The first step in a successful sale of your business is finding the right buyer. Not every potential buyer will be a perfect match, but if you take the time to ensure you’re selling your business to a compatible party, it could avoid disaster for both parties involved.
Other than wanting to know that your employees and clients are in good hands post-transaction, there are other important reasons to carefully select a buyer. One of the most important reasons comes down to the structure of the deal: to the extent you will be agreeing to future payments knowing the company will be in good hands gives you confidence in accepting these types of terms. There’s also the issue of legacy: You have probably spent most of your career building this business and there’s a level of pride knowing your legacy will live on well beyond your years of ownership, especially if the business is associated with your family name.
The Perfect Match: Finding a Compatible Business Buyer
So, what exactly makes up a “perfect match” when finding the right buyer for your business? The answer may be more complex than you think. Finding the right buyer involves considerations of both tangible and intangible factors, from finances and industry experience on the one hand to chemistry and shared values on another.
Of course, finances are an essential factor in finding the right buyer for your business. Ensuring that a potential purchaser is financially able and willing to purchase your company is critical.
1. Can they afford it?
Financial viability is about more than just having enough money to complete the transaction but also about ensuring that their institutional financial backing is robust and reliable – this includes keeping an eye out for any red flags or warning signs about their banking history or creditworthiness during due diligence investigation.
2. Do they know the business?
Industry experience should be another consideration when selecting buyers. Having expertise in the same field as yours can be incredibly valuable – they have already had success in similar markets, which gives them an upper hand in navigating trends & customer preferences in those segments & thus better positioning themselves for profitability & longevity post-merger & acquisition.
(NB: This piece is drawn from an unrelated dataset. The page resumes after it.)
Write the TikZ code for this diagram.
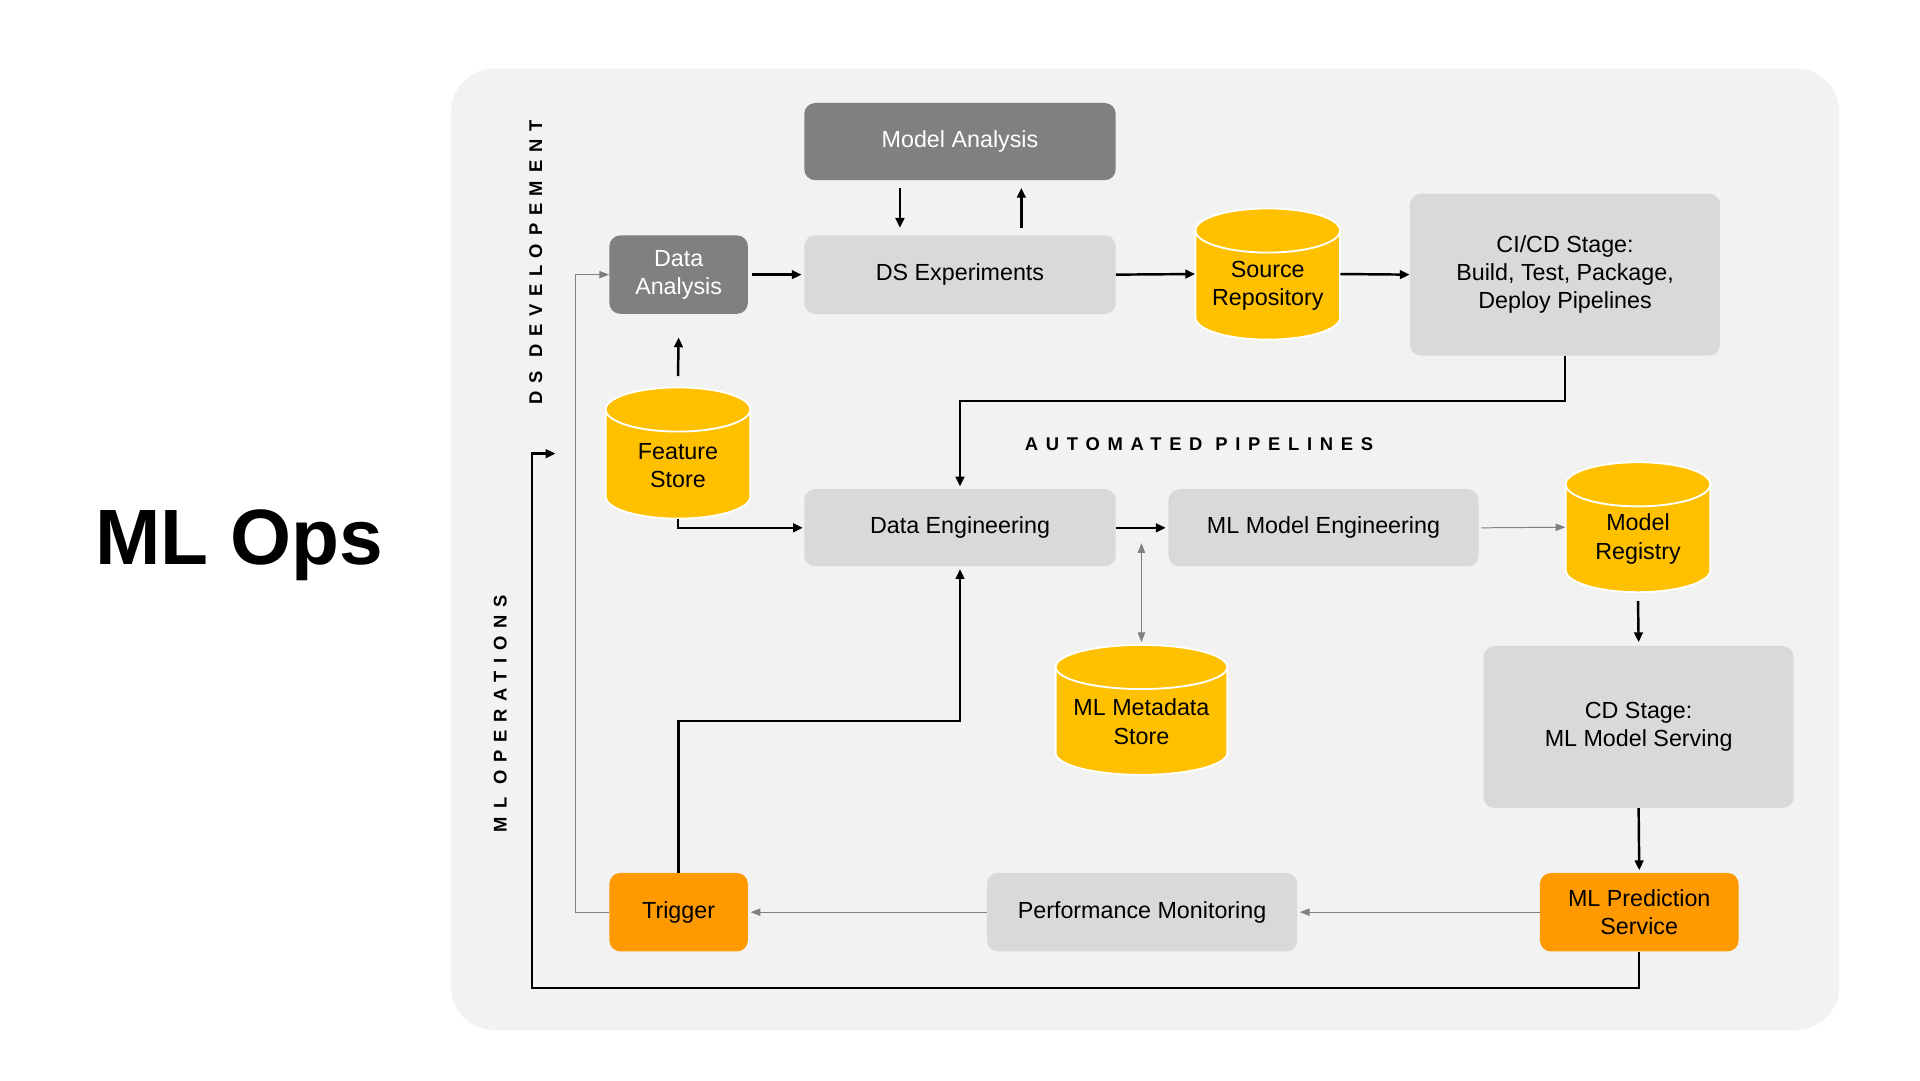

Experience also speaks volumes regarding understanding cash flows & pricing since they’ve already been through those processes with previous businesses.
3. Is leadership succession competent?
Does the prospective buyer have the management skills, or a plan to bring in well-equipped managers to ensure the business is well-run beyond the transition? It’s perfectly acceptable to ask these questions during negotiations and can be led by your business broker.
4. Are their goals aligned with the direction of your business?
This one is subjective: your business may be operating in a shifting market and some change in focus may be the healthiest thing for your company, however if change is planned, the buyer should have a smooth transition plan to bring all team members on board with the plan before shifting focus.
5. Is the buyer a good cultural fit?
We cannot overlook possessing shared values between seller and buyer when evaluating prospective business buyers. You have likely built up a culture within your company that has been fundamental to its success over time – do potential buyers hold these same ideals, or can they at least respect them? This can help determine compatibility between yourself, as an outgoing owner, & future leadership post-acquisition, providing more excellent continuity & assurance of successful transitions.
6. The Gut Check
There’s nothing like good old-fashioned chemistry between two people during negotiations; sometimes personality clashes can become insurmountable obstacles even if all other aspects appear compatible. Taking the time to get know potential buyers throughout transactions can reveal various details about how both parties will work together for successful marketing down the line – managing expectations at this stage becomes even more important considering how much financial & operational risk is usually associated with takeover deals like these so getting everyone on board ahead of time is always recommended!
Ultimately, choosing the right buyer is a critical decision that requires careful evaluation of multiple factors. Working with a business broker or advisor can provide valuable guidance in the process of evaluating potential buyers and finding the right fit for your business.